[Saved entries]
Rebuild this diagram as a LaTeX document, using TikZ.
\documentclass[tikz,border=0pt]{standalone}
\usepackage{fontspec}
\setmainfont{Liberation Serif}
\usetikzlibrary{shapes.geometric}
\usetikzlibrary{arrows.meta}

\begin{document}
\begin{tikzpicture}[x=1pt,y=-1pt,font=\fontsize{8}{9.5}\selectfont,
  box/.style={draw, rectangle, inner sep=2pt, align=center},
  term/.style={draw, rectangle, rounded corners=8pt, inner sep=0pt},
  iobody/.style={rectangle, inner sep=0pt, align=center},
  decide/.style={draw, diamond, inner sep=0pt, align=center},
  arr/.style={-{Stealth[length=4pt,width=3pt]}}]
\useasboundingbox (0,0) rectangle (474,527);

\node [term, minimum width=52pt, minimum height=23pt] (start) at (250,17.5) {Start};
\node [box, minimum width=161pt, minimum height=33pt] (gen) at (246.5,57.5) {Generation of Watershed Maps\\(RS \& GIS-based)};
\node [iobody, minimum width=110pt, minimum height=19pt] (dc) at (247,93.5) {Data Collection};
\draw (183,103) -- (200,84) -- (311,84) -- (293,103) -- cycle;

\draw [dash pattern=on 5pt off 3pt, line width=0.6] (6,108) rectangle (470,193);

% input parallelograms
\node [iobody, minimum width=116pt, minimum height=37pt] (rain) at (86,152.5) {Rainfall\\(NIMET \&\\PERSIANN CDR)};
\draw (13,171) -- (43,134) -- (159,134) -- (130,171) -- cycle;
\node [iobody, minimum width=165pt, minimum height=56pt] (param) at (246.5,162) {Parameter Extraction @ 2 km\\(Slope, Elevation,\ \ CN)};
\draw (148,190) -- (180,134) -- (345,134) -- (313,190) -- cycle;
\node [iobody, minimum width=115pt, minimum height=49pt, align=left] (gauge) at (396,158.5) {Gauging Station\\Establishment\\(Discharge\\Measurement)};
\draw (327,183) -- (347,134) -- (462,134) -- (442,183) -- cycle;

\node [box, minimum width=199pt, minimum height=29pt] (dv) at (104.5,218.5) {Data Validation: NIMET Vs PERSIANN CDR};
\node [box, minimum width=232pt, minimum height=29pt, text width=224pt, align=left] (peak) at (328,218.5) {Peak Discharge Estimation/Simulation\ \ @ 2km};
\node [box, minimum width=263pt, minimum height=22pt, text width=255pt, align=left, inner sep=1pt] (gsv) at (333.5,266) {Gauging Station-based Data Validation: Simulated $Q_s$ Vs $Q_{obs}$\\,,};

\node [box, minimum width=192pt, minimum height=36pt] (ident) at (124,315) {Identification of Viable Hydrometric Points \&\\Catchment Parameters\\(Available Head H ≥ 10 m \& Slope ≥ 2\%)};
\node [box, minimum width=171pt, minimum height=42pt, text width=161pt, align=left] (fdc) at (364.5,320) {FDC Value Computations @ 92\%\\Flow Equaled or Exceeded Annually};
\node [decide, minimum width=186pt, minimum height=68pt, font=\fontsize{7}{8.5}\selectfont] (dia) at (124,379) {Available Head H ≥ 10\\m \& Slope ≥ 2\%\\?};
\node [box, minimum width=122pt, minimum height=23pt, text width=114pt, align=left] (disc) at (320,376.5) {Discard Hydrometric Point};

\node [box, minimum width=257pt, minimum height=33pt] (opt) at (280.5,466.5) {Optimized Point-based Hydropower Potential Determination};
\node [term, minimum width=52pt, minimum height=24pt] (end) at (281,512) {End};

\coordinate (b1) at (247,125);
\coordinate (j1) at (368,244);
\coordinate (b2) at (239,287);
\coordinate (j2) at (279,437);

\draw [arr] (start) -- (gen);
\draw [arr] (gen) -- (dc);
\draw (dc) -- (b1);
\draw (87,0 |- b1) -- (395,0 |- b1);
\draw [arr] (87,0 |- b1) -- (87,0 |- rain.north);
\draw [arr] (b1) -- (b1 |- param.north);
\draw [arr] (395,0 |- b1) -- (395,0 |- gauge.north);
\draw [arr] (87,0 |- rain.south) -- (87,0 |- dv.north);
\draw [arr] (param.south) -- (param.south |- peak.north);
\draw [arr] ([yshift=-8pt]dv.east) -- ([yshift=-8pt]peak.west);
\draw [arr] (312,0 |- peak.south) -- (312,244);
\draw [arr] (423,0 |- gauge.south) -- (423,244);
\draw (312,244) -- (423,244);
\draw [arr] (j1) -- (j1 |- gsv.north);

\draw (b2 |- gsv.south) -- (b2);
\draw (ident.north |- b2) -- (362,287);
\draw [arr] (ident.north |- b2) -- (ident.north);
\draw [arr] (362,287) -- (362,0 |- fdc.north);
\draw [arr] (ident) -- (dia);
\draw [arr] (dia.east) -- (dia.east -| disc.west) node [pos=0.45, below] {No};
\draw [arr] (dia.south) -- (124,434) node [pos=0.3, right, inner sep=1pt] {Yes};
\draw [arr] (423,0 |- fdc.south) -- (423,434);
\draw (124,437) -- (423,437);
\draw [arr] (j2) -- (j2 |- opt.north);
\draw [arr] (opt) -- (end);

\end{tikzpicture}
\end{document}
...
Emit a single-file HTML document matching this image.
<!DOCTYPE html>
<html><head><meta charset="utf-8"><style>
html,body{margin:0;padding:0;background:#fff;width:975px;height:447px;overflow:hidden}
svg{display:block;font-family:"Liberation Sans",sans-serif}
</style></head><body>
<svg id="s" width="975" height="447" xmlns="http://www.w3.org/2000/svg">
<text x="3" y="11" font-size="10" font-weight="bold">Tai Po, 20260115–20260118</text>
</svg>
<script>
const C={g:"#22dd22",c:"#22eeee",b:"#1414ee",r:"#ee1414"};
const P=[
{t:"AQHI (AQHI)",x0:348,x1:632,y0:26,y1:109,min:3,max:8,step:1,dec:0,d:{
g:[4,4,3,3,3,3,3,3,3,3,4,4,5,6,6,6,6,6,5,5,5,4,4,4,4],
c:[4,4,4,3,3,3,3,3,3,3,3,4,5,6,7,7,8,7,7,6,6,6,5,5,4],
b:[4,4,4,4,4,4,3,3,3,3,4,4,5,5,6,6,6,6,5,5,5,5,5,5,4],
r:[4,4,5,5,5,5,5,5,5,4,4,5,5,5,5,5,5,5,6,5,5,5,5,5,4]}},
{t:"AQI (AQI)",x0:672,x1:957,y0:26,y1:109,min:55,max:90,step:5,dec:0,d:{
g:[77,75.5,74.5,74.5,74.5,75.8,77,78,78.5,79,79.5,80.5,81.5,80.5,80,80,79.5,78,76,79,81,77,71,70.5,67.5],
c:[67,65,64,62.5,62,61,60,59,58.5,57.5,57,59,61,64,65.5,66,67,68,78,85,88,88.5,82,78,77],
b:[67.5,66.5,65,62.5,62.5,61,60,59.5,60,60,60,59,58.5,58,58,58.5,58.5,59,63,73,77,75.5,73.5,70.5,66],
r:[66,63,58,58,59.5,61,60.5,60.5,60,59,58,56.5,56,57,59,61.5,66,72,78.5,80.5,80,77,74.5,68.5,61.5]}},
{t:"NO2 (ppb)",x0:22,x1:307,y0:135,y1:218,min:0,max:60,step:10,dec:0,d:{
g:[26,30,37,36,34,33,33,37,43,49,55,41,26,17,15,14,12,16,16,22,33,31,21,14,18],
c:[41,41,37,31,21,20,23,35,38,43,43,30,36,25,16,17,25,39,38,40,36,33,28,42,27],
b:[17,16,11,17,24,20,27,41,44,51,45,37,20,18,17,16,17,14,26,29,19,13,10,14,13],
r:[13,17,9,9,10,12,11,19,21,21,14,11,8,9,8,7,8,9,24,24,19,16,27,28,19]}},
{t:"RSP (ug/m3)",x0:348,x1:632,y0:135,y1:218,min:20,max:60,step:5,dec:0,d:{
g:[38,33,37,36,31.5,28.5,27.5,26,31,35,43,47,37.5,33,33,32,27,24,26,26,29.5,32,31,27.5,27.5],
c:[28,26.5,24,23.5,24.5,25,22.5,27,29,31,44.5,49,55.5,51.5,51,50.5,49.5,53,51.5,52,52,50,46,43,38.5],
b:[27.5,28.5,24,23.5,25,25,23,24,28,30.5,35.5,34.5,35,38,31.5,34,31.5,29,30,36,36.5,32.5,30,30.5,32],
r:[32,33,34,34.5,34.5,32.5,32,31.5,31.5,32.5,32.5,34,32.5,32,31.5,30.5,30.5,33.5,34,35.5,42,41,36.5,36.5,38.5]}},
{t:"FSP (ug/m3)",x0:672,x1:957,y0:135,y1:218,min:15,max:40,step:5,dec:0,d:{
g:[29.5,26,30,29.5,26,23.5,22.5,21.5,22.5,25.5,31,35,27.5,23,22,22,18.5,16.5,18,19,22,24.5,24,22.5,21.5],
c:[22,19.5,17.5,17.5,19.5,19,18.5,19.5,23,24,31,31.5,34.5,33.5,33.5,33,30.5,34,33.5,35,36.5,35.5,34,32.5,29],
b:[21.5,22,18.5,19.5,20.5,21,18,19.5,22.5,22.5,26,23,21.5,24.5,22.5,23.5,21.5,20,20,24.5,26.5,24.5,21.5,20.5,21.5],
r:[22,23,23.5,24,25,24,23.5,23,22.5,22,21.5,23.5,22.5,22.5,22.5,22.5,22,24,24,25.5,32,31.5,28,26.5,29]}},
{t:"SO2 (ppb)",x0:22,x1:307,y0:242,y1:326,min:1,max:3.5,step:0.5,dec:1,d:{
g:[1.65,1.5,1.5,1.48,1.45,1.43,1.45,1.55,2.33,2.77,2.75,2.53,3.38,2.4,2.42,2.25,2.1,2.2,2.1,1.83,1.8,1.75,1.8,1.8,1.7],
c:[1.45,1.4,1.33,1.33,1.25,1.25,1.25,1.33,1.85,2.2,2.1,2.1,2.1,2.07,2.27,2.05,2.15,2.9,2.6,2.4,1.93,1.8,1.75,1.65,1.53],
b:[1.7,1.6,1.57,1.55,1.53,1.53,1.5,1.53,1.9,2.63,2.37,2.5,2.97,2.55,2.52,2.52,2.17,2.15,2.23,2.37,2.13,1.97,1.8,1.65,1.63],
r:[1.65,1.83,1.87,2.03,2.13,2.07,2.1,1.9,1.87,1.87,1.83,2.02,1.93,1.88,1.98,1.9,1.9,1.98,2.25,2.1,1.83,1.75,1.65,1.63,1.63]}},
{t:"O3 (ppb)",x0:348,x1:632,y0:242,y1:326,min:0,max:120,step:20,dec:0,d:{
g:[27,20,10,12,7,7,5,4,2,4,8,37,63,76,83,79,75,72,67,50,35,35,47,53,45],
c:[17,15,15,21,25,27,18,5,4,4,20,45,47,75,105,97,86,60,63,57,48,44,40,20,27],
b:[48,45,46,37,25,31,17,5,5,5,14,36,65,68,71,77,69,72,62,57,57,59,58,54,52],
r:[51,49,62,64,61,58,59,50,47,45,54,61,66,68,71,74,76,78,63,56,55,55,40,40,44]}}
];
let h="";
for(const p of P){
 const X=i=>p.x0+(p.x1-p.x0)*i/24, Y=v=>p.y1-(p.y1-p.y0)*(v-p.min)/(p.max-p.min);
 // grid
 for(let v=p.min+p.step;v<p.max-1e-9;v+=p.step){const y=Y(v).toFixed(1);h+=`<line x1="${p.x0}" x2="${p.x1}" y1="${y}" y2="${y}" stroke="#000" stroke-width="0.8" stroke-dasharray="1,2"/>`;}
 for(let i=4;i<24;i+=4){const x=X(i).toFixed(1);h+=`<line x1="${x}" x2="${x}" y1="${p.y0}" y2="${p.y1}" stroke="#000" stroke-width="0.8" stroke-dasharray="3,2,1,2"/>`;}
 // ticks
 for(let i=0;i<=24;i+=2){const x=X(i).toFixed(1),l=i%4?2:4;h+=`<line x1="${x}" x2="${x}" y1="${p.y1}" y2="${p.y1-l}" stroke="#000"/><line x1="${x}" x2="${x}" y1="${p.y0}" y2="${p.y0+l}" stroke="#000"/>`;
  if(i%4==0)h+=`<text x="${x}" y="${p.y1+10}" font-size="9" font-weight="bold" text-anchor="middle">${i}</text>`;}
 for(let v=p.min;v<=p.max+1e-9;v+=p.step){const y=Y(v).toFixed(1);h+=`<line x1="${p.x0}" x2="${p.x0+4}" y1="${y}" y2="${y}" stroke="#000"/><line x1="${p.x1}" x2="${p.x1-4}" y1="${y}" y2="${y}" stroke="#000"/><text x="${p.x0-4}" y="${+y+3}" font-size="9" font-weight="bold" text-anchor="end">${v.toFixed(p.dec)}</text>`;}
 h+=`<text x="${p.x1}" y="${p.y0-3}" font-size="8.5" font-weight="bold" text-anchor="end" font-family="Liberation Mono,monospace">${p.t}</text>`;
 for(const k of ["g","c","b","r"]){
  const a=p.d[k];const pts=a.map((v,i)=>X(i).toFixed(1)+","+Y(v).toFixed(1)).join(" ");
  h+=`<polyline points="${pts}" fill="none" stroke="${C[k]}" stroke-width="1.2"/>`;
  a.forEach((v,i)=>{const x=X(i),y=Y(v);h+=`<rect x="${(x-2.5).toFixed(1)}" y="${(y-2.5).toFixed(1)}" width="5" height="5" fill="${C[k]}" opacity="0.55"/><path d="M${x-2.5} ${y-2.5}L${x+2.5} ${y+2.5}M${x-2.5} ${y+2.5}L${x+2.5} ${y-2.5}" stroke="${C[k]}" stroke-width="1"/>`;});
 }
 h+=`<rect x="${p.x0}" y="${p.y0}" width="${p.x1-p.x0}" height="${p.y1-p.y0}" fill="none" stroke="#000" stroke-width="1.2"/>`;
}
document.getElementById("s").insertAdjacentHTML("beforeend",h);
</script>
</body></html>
...
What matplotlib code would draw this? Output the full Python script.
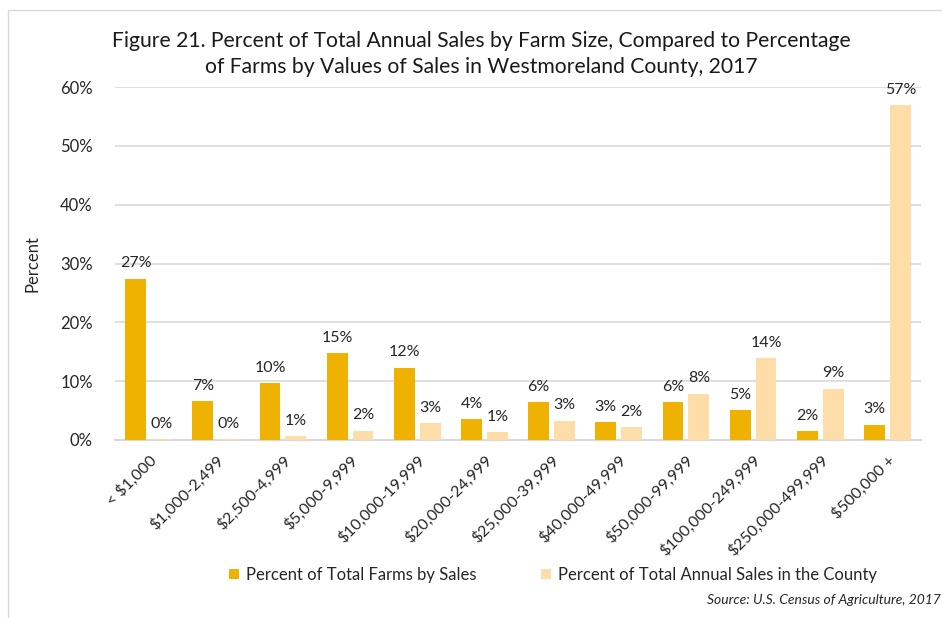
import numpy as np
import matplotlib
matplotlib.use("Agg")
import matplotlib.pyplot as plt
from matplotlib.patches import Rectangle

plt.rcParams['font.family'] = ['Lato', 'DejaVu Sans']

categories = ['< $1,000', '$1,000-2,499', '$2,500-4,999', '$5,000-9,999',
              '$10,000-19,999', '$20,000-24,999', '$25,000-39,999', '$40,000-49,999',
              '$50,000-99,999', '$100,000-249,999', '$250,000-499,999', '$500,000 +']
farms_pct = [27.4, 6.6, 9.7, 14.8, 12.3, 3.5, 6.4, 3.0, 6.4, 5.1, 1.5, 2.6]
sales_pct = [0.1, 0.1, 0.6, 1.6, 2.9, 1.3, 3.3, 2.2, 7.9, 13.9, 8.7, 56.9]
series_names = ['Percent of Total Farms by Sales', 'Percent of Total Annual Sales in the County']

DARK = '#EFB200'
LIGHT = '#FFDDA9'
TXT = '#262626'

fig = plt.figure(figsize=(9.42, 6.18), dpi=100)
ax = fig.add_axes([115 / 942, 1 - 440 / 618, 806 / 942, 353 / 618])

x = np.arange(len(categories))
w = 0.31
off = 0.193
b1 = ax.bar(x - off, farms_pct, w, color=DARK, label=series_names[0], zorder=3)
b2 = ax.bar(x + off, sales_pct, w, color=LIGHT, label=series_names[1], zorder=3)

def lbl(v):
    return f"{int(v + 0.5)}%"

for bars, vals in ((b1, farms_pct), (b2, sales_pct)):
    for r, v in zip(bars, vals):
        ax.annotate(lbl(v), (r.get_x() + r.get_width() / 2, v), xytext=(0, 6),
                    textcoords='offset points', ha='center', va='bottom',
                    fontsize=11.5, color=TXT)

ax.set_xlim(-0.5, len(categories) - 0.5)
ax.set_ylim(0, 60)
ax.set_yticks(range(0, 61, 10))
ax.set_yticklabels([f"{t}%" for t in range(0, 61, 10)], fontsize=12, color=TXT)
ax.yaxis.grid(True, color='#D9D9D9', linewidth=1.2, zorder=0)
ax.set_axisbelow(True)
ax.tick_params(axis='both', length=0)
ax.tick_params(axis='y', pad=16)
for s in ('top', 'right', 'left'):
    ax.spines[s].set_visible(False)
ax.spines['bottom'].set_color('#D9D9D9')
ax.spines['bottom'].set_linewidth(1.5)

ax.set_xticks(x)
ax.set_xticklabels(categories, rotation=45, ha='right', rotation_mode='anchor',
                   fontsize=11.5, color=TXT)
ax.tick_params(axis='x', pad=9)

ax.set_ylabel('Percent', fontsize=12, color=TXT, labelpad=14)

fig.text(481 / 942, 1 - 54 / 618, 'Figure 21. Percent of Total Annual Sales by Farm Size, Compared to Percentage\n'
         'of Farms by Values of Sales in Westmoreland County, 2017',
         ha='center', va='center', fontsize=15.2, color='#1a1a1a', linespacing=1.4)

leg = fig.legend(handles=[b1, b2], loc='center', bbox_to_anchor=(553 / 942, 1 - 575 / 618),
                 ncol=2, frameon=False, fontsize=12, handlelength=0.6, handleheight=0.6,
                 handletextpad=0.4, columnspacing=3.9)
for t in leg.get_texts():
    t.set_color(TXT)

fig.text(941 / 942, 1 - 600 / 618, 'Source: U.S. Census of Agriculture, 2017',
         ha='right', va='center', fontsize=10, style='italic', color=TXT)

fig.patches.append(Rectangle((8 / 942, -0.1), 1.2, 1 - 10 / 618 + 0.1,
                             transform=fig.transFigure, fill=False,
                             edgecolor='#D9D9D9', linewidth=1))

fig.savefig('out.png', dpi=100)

▸ **AIM OF THE TASK**:
Look through the data and show every line containing "this".

▸ **TASK SOLUTION**:
Rebuild this diagram as a LaTeX document, using TikZ.
Emit a single-file HTML document matching this image.
What matplotlib code would draw this? Output the full Python script.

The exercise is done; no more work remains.